Benedict also said guarantees of religious freedom are essential for a just society, and the Vatican said he raised specific issues such as property rights of Turkey's tiny 32,000-member Catholic community during talks with Turkish officials.

His comments could be reinforced later during the four-day visit when the pope meets in Istanbul with Ecumenical Patriarch Bartholomew I, the spiritual leader of the world's Orthodox Christians.

The pope is expected to call for greater rights and protections for Christian minorities in the Muslim world, including the tiny Greek Orthodox community in Turkey.

The 79-year-old clearly made reconciliation a priority of his first day, taking on a taxing series of meetings that saw him needing a drink of water after coughing repeatedly while addressing the diplomats in the last public appearance in the evening.

Benedict's journey is extraordinarily sensitive, a closely watched pilgrimage full of symbolism that could offer hope of religious reconciliation or deepen what many say is a growing divide between the Christian and Islamic worlds.

Seeking to ease anger over his perceived criticism of Islam, Benedict met with Ali Bardakoglu, chief of Turkey's Religious Affairs Directories, warmly grasping hands. Benedict sat nearby as the cleric defended his religion.

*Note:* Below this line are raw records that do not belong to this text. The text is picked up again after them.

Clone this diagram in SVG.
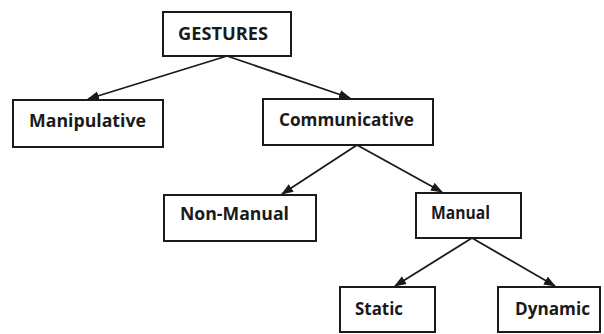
<svg xmlns="http://www.w3.org/2000/svg" width="604" height="334" viewBox="0 0 604 334">
<style>
.box{fill:#fff;stroke:#1a1a1a;stroke-width:2}
.lbl{font-family:"Open Sans","Liberation Sans",sans-serif;font-weight:bold;font-size:18px;fill:#1a1a1a;text-anchor:middle}
.edge{stroke:#1a1a1a;stroke-width:1.8;fill:none;marker-end:url(#ah)}
</style>
<defs>
<marker id="ah" markerUnits="userSpaceOnUse" markerWidth="12" markerHeight="10" refX="11" refY="5" orient="auto">
<path d="M0,0.5 L12,5 L0,9.5 Z" fill="#1a1a1a"/>
</marker>
</defs>
<rect width="604" height="334" fill="#fff"/>
<g id="connectors">
<line class="edge" x1="227" y1="56" x2="88" y2="99"/>
<line class="edge" x1="227" y1="56" x2="350" y2="98"/>
<line class="edge" x1="357" y1="145" x2="282" y2="194"/>
<line class="edge" x1="357" y1="145" x2="442" y2="192"/>
<line class="edge" x1="472" y1="238" x2="395" y2="286"/>
<line class="edge" x1="472" y1="238" x2="555" y2="286"/>
</g>
<g id="gestures"><rect class="box" x="163" y="12" width="128" height="44"/><text class="lbl" x="223" y="40" textLength="90" lengthAdjust="spacingAndGlyphs">GESTURES</text></g>
<g id="manipulative"><rect class="box" x="13" y="100" width="150" height="47"/><text class="lbl" x="87.5" y="127" textLength="117" lengthAdjust="spacingAndGlyphs">Manipulative</text></g>
<g id="communicative"><rect class="box" x="263" y="99" width="170" height="46"/><text class="lbl" x="346.5" y="126" textLength="135" lengthAdjust="spacingAndGlyphs">Communicative</text></g>
<g id="non-manual"><rect class="box" x="164" y="195" width="152" height="46"/><text class="lbl" x="234.5" y="220" textLength="109" lengthAdjust="spacingAndGlyphs">Non-Manual</text></g>
<g id="manual"><rect class="box" x="416" y="193" width="105" height="45"/><text class="lbl" x="460.5" y="219" textLength="59" lengthAdjust="spacingAndGlyphs">Manual</text></g>
<g id="static"><rect class="box" x="340" y="287" width="95" height="45"/><text class="lbl" x="379" y="315" textLength="48" lengthAdjust="spacingAndGlyphs">Static</text></g>
<g id="dynamic"><rect class="box" x="498" y="287" width="102" height="45"/><text class="lbl" x="552.5" y="315" textLength="75" lengthAdjust="spacingAndGlyphs">Dynamic</text></g>
</svg>
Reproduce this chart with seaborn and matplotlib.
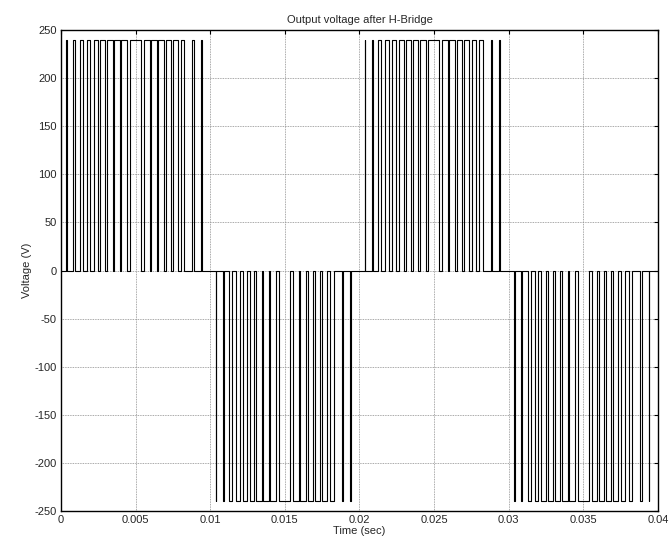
import matplotlib
matplotlib.use("Agg")
import matplotlib.pyplot as plt
import seaborn as sb
import pandas as pd

# pulse edges in one half-cycle (ms)
rise_ms = [0.36, 0.83, 1.27, 1.73, 2.18, 2.64, 3.10, 3.57, 4.03, 4.62,
           5.55, 6.03, 6.52, 7.02, 7.51, 8.03, 8.80, 9.38]
fall_ms = [0.40, 0.91, 1.47, 1.97, 2.48, 2.96, 3.46, 3.95, 4.43, 5.36,
           5.95, 6.41, 6.88, 7.34, 7.81, 8.27, 8.90, 9.42]
half_start = [0.0, 0.01, 0.02, 0.03]
half_sign = [1, -1, 1, -1]
v_dc = 240

x_ticks = [0, 0.005, 0.01, 0.015, 0.02, 0.025, 0.03, 0.035, 0.04]
x_labels = ["0", "0.005", "0.01", "0.015", "0.02", "0.025", "0.03", "0.035", "0.04"]
y_ticks = [-250, -200, -150, -100, -50, 0, 50, 100, 150, 200, 250]

t = [0.0]
v = [0.0]
for t0, s in zip(half_start, half_sign):
    for r, f in zip(rise_ms, fall_ms):
        tr = t0 + r / 1000
        tf = t0 + f / 1000
        t += [tr, tr, tf, tf]
        v += [0, s * v_dc, s * v_dc, 0]
t.append(0.04)
v.append(0.0)
df = pd.DataFrame({"t": t, "v": v})

sb.set_style("white")
plt.rcParams["font.family"] = ["Liberation Sans", "DejaVu Sans"]
plt.rcParams["font.size"] = 8
plt.rcParams["axes.unicode_minus"] = False

fig = plt.figure(figsize=(6.7, 5.4), dpi=100)
ax = fig.add_axes([0.091, 0.054, 0.891, 0.89])
sb.lineplot(data=df, x="t", y="v", sort=False, estimator=None,
            color="black", linewidth=0.8, ax=ax)

ax.set_xlim(0, 0.04)
ax.set_ylim(-250, 250)
ax.set_xticks(x_ticks)
ax.set_xticklabels(x_labels)
ax.set_yticks(y_ticks)
ax.grid(True, color="#8c8c8c", linestyle=(0, (1, 1)), linewidth=0.6)
ax.tick_params(direction="in", length=3, top=True, right=True,
               labelsize=8, pad=3, color="black")
for sp in ax.spines.values():
    sp.set_color("black")
    sp.set_linewidth(1.0)
ax.set_xlabel("Time (sec)", fontsize=8, labelpad=1)
ax.set_ylabel("Voltage (V)", fontsize=8, labelpad=2)
ax.set_title("Output voltage after H-Bridge", fontsize=8, pad=5)

fig.savefig("out.png", dpi=100)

"The so-called conviction that the sword is used to expand Islam in the world and growing Islamophobia hurts all Muslims," Bardakoglu said.

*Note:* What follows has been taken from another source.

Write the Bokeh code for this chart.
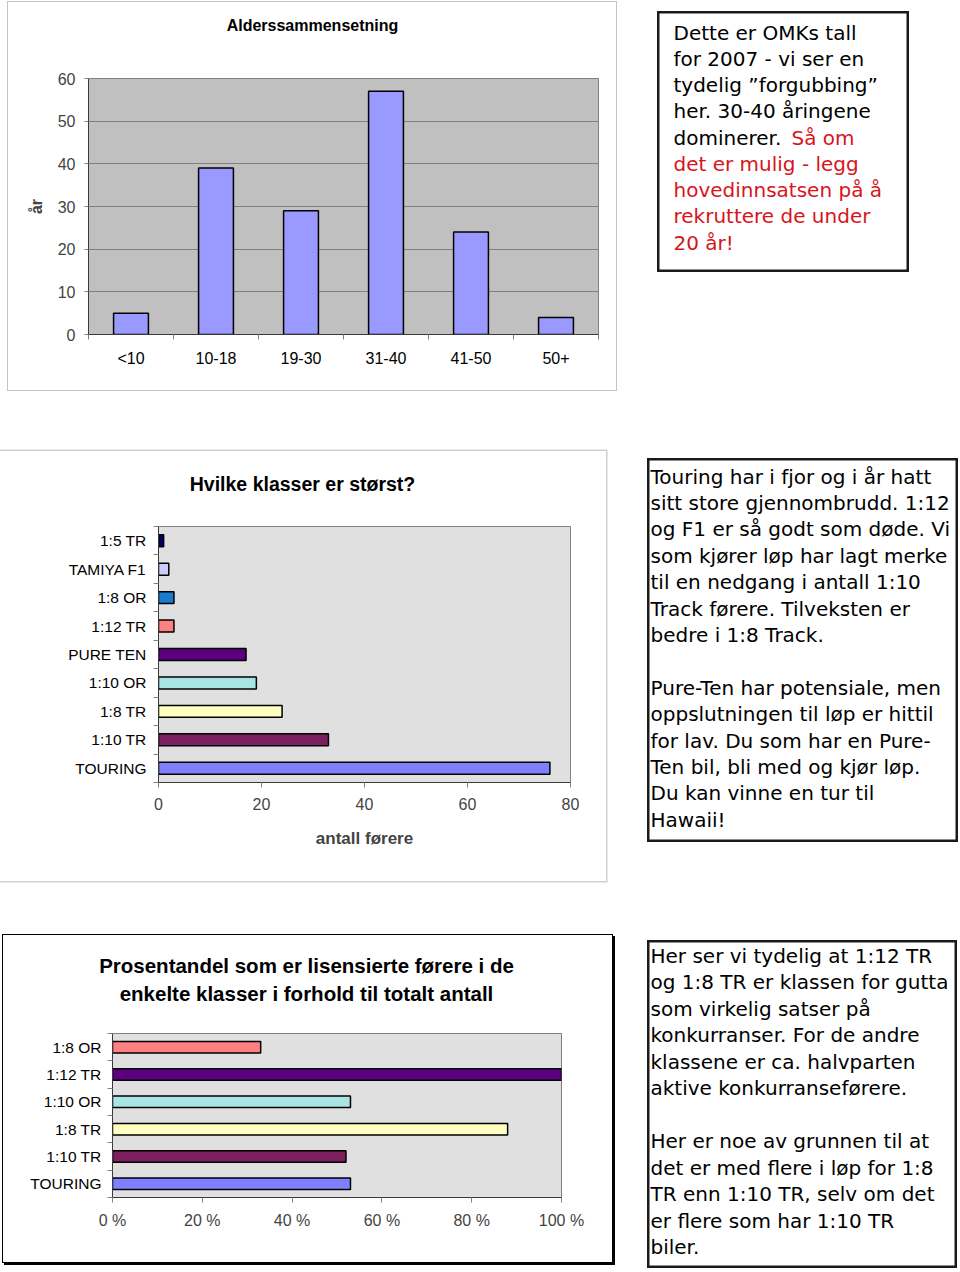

The comment appeared to be a reference to Benedict's remarks in a speech in September when he quoted a 14th century Christian emperor who characterized the Prophet Muhammad's teachings as "evil and inhuman, such as his command to spread by the sword the faith he preached."

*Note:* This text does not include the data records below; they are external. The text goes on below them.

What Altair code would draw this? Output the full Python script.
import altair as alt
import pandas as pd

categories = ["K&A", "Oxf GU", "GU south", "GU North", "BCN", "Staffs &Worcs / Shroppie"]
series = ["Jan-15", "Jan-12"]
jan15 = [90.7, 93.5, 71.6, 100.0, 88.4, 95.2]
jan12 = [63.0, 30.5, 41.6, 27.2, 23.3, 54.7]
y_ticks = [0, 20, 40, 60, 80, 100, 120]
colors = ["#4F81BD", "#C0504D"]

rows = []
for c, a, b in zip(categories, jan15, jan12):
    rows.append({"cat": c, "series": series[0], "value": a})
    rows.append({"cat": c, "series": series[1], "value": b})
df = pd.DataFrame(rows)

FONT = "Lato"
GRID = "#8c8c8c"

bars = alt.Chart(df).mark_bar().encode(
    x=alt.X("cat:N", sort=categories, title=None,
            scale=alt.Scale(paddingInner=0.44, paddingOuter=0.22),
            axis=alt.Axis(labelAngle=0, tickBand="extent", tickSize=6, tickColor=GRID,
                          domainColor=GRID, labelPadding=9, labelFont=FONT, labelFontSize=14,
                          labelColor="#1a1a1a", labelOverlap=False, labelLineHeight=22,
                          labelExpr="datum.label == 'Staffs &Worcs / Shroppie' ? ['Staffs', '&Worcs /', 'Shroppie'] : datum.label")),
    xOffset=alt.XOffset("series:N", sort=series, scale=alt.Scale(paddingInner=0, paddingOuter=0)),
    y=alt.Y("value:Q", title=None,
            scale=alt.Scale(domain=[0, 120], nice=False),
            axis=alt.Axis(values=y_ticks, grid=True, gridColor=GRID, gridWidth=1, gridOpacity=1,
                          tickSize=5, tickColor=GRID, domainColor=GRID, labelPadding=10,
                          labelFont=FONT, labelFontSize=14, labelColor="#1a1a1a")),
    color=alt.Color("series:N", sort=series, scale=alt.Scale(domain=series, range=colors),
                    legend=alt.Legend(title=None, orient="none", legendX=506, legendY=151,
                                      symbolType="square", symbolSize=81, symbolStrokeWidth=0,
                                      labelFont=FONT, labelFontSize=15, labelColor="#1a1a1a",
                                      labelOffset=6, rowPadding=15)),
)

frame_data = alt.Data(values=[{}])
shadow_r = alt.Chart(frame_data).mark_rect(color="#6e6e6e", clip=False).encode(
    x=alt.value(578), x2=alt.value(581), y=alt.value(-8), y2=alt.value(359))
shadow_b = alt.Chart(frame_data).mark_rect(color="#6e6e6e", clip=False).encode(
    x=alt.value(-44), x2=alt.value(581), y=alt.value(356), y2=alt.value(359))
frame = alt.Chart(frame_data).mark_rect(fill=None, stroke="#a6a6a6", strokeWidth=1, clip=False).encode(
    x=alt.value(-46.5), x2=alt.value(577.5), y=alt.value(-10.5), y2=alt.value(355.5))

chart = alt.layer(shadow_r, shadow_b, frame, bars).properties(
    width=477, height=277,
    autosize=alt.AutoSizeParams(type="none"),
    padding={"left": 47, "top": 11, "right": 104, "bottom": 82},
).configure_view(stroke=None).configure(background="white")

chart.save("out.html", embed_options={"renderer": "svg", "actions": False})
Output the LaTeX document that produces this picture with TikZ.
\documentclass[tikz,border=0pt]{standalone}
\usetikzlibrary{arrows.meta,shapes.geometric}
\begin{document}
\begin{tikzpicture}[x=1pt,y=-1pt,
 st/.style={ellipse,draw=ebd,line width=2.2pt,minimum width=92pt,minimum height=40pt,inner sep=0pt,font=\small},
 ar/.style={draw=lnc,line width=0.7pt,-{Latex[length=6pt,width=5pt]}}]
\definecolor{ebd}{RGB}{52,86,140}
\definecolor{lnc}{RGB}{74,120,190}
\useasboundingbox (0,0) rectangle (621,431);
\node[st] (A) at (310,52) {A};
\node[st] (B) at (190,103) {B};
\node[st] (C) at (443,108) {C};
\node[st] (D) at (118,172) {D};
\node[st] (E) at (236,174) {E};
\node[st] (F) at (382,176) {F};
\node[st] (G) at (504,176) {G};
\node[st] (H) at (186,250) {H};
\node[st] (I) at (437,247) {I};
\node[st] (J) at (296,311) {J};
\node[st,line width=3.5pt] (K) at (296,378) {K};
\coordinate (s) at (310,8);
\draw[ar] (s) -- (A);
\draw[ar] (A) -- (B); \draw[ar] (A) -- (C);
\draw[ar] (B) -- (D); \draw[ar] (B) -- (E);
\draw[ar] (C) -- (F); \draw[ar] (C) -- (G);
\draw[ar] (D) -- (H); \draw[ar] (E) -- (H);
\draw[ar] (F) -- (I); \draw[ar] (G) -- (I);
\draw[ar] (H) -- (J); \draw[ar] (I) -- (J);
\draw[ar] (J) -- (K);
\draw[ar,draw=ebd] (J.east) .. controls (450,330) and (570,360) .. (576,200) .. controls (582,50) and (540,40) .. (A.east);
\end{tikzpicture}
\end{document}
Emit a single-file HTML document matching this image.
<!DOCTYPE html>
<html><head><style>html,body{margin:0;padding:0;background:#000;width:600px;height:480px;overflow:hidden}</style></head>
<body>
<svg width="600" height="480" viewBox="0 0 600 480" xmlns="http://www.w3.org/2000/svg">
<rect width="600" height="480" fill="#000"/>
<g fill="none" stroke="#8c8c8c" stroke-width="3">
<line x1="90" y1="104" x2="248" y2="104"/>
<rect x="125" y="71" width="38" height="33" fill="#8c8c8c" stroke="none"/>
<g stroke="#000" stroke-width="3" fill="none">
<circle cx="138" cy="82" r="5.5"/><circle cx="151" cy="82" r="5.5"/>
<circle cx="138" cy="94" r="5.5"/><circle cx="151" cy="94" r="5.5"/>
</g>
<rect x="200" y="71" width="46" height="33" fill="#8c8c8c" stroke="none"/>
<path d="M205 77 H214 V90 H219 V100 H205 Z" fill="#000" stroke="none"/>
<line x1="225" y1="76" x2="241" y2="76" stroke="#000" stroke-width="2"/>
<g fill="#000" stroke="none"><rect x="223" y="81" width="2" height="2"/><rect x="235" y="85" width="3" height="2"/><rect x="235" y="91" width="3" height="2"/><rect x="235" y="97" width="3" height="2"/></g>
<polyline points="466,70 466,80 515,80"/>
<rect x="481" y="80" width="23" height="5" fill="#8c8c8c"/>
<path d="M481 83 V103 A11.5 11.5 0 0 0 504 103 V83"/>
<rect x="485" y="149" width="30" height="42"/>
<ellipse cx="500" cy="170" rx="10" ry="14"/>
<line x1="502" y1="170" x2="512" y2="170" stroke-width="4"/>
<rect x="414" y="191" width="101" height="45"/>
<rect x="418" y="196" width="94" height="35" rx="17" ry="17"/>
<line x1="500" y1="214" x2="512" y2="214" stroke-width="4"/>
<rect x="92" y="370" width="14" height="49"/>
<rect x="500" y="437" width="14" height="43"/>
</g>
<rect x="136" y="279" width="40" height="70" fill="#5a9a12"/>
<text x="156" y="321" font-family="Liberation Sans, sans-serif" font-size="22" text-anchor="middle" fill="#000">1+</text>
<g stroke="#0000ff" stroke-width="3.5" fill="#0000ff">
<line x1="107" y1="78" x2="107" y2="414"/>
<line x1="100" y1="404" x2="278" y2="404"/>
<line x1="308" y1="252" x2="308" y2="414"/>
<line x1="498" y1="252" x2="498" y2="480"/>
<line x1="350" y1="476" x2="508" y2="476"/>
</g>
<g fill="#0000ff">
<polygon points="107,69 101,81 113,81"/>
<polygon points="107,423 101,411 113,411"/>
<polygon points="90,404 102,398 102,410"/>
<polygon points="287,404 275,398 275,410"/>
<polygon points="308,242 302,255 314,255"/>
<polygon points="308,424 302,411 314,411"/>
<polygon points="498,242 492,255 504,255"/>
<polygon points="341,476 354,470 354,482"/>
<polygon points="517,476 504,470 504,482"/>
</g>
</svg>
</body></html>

The Vatican described the cleric's speech as "positive, respectful and non-polemical," applauding what the church sees as efforts for a true dialogue between faiths.

On Sunday, more than 25,000 Turks showed up to an anti-Vatican protest in Istanbul, asking the pope to stay at home, but on the streets of Ankara most people went about their usual business and only a tiny protest was held outside the religious affairs office hours before the pope arrived.

"Today we have the sensation he was a welcome guest," said Vatican spokesman, Rev. Federico Lombardi.

"All feel the same responsibility in this difficult moment in history, let's work together," Benedict said during his flight from Rome to Ankara, where more than 3,000 police and sharpshooters joined a security effort that surpassed even the visit of U.S. President George W. Bush two years ago.

"We know that the scope of this trip is dialogue and brotherhood and the commitment for understanding between cultures ... and for reconciliation," he said.

Prime Minister Recep Tayyip Erdogan -- in a last-minute change of plans -- welcomed the pope at the plane and described the visit as "very meaningful." Erdogan's political party has Islamic roots, though the government is secular.

In his first official act, Benedict visited the mausoleum of Mustafa Kemal Ataturk, the founder of modern Turkey, and wrote a message in a guest book calling Turkey "a meeting point of different religions and cultures and a bridge between Asia and Europe."

Police monitored the highway leading to Ankara from the airport, where Turkish and Vatican flags waved in a light breeze. Snipers climbed atop buildings and hilltops. In wooded areas along the route, soldiers in camouflage fatigues set up observation points and sniffer dogs passed along bridges.

It was his first visit to a Muslim country as pontiff. The original goal of the pope's trip to Turkey was to meet Bartholomew I, leader of the world's 300 million Orthodox Christians. The two major branches of Christianity represented by Bartholomew and Benedict split in 1054 over differences in opinion on the power of the papacy, and the two spiritual heads will meet in an attempt to breach the divide and reunite the churches.

After Ephesus, the pope will travel to Istanbul.

A closely watched moment of the trip will come Thursday during Benedict's visit to Haghia Sophia, a 1,500-year-old site that was originally a Byzantine church and then turned into a mosque after the Muslim conquest of Istanbul -- then known as Constantinople -- in 1453. It is now a museum, and Turks would take offense at any religious gestures by the pontiff, who also plans to visit the nearby Blue Mosque.

In 1967, Pope Paul VI fell to his knees in prayer, touching off protests by Turks claiming he violated the secular nature of the domed complex. In 1979, Pope John Paul II made no overt religious signs during his visit.